> _Exercise_
Transcribe every line from the top down to the line with "name] (endAname) at", both ends included, but not the pictures.

> _Data lines_
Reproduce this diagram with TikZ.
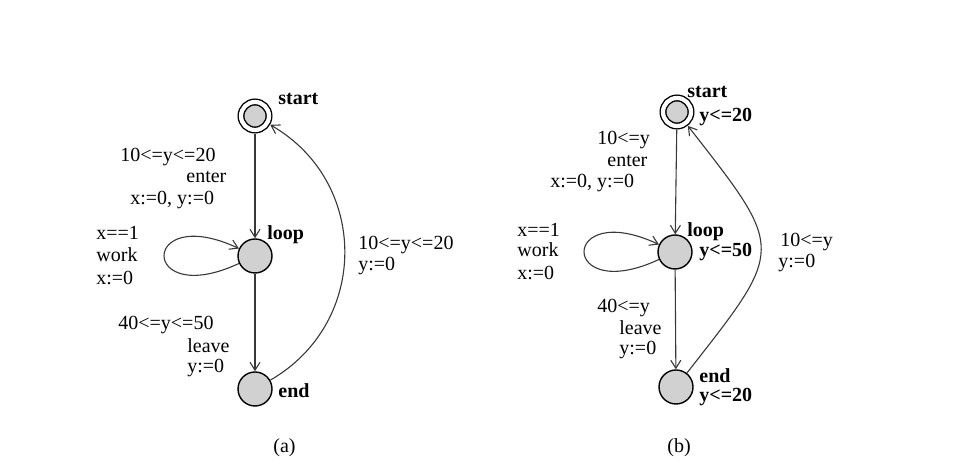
\documentclass[tikz,border=0pt]{standalone}
\usepackage{fontspec}
\setmainfont{Liberation Serif}
\usetikzlibrary{arrows.meta}
\tikzset{
    loc/.style = {
        draw,
        circle,
        line width=0.7pt,
        fill=black!18,
        minimum size=17pt,
        inner sep=0pt,
        },
    init loc/.style = {
        loc,
        minimum size=14pt,
        double,
        double distance=2.1pt,
        outer sep=1.8pt,
        },
    loc name/.style = {
        font=\bfseries,
        anchor=base west,
        inner sep=0pt,
        },
    lbl/.style = {
        anchor=base west,
        inner sep=0pt,
        },
    trans/.style = {
        draw=black!78,
        line width=0.55pt,
        -{Straight Barb[length=4pt,width=5pt]},
        },
    self/.style = {
        trans,
        out=205,
        in=155,
        looseness=8,
        min distance=55pt,
        },
}
\begin{document}
\begin{tikzpicture}[x=0.5pt,y=0.5pt,font=\fontsize{10pt}{12pt}\selectfont]
        \useasboundingbox (0,0) rectangle (957,469);
        % (a)
        \node[init loc] (startA) at (255,353) {};
        \node[loc] (loopA) at (255,213) {};
        \node[loc] (endA) at (255,80) {};
        \node[loc name] (startAname) at (278,364) {start};
        \node[loc name] (loopAname) at (267,229) {loop};
        \node[loc name] (endAname) at (278,71) {end};

        \path (startA) edge[trans] (loopA);
        \path (loopA) edge[self] (loopA);
        \path (loopA) edge[trans] (endA);
        \path (endA) edge[trans, out=30, in=-30, looseness=1.15] (startA);

        \node[lbl] (enterAg) at (120,307) {10<=y<=20};
        \node[lbl] (enterAs) at (186,286) {enter};
        \node[lbl] (enterAu) at (130,264) {x:=0, y:=0};
        \node[lbl] (workAg) at (96,229) {x==1};
        \node[lbl] (workAs) at (96,207) {work};
        \node[lbl] (workAu) at (96,184) {x:=0};
        \node[lbl] (leaveAg) at (118,139) {40<=y<=50};
        \node[lbl] (leaveAs) at (187,116) {leave};
        \node[lbl] (leaveAu) at (187,96) {y:=0};
        \node[lbl] (backAg) at (358,219) {10<=y<=20};
        \node[lbl] (backAu) at (358,198) {y:=0};
        \node[lbl] (capA) at (273,16) {(a)};

        % (b)
        \node[init loc] (startB) at (677,357) {};
        \node[loc] (loopB) at (675,217) {};
        \node[loc] (endB) at (676,82) {};
        \node[loc name] (startBname) at (687,371) {start};
        \node[loc name] (startBinv) at (699,347) {y<=20};
        \node[loc name] (loopBname) at (687,232) {loop};
        \node[loc name] (loopBinv) at (699,212) {y<=50};
        \node[loc name] (endBname) at (699,86) {end};
        \node[loc name] (endBinv) at (699,67) {y<=20};

        \path (startB) edge[trans] (loopB);
        \path (loopB) edge[self] (loopB);
        \path (loopB) edge[trans] (endB);
        \path (endB) edge[trans, out=52, in=-52, looseness=1.65] (startB);

        \node[lbl] (enterBg) at (597,324) {10<=y};
        \node[lbl] (enterBs) at (607,302) {enter};
        \node[lbl] (enterBu) at (550,281) {x:=0, y:=0};
        \node[lbl] (workBg) at (517,232) {x==1};
        \node[lbl] (workBs) at (517,212) {work};
        \node[lbl] (workBu) at (517,189) {x:=0};
        \node[lbl] (leaveBg) at (597,156) {40<=y};
        \node[lbl] (leaveBs) at (619,134) {leave};
        \node[lbl] (leaveBu) at (619,114) {y:=0};
        \node[lbl] (backBg) at (780,222) {10<=y};
        \node[lbl] (backBu) at (778,201) {y:=0};
        \node[lbl] (capB) at (667,16) {(b)};
\end{tikzpicture}
\end{document}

> _Response_
Reproduce this diagram with TikZ.
\documentclass[tikz,border=0pt]{standalone}
\usepackage{fontspec}
\setmainfont{Liberation Serif}
\usetikzlibrary{arrows.meta}
\tikzset{
    loc/.style = {
        draw,
        circle,
        line width=0.7pt,
        fill=black!18,
        minimum size=17pt,
        inner sep=0pt,
        },
    init loc/.style = {
        loc,
        minimum size=14pt,
        double,
        double distance=2.1pt,
        outer sep=1.8pt,
        },
    loc name/.style = {
        font=\bfseries,
        anchor=base west,
        inner sep=0pt,
        },
    lbl/.style = {
        anchor=base west,
        inner sep=0pt,
        },
    trans/.style = {
        draw=black!78,
        line width=0.55pt,
        -{Straight Barb[length=4pt,width=5pt]},
        },
    self/.style = {
        trans,
        out=205,
        in=155,
        looseness=8,
        min distance=55pt,
        },
}
\begin{document}
\begin{tikzpicture}[x=0.5pt,y=0.5pt,font=\fontsize{10pt}{12pt}\selectfont]
        \useasboundingbox (0,0) rectangle (957,469);
        % (a)
        \node[init loc] (startA) at (255,353) {};
        \node[loc] (loopA) at (255,213) {};
        \node[loc] (endA) at (255,80) {};
        \node[loc name] (startAname) at (278,364) {start};
        \node[loc name] (loopAname) at (267,229) {loop};
        \node[loc name] (endAname) at (278,71) {end};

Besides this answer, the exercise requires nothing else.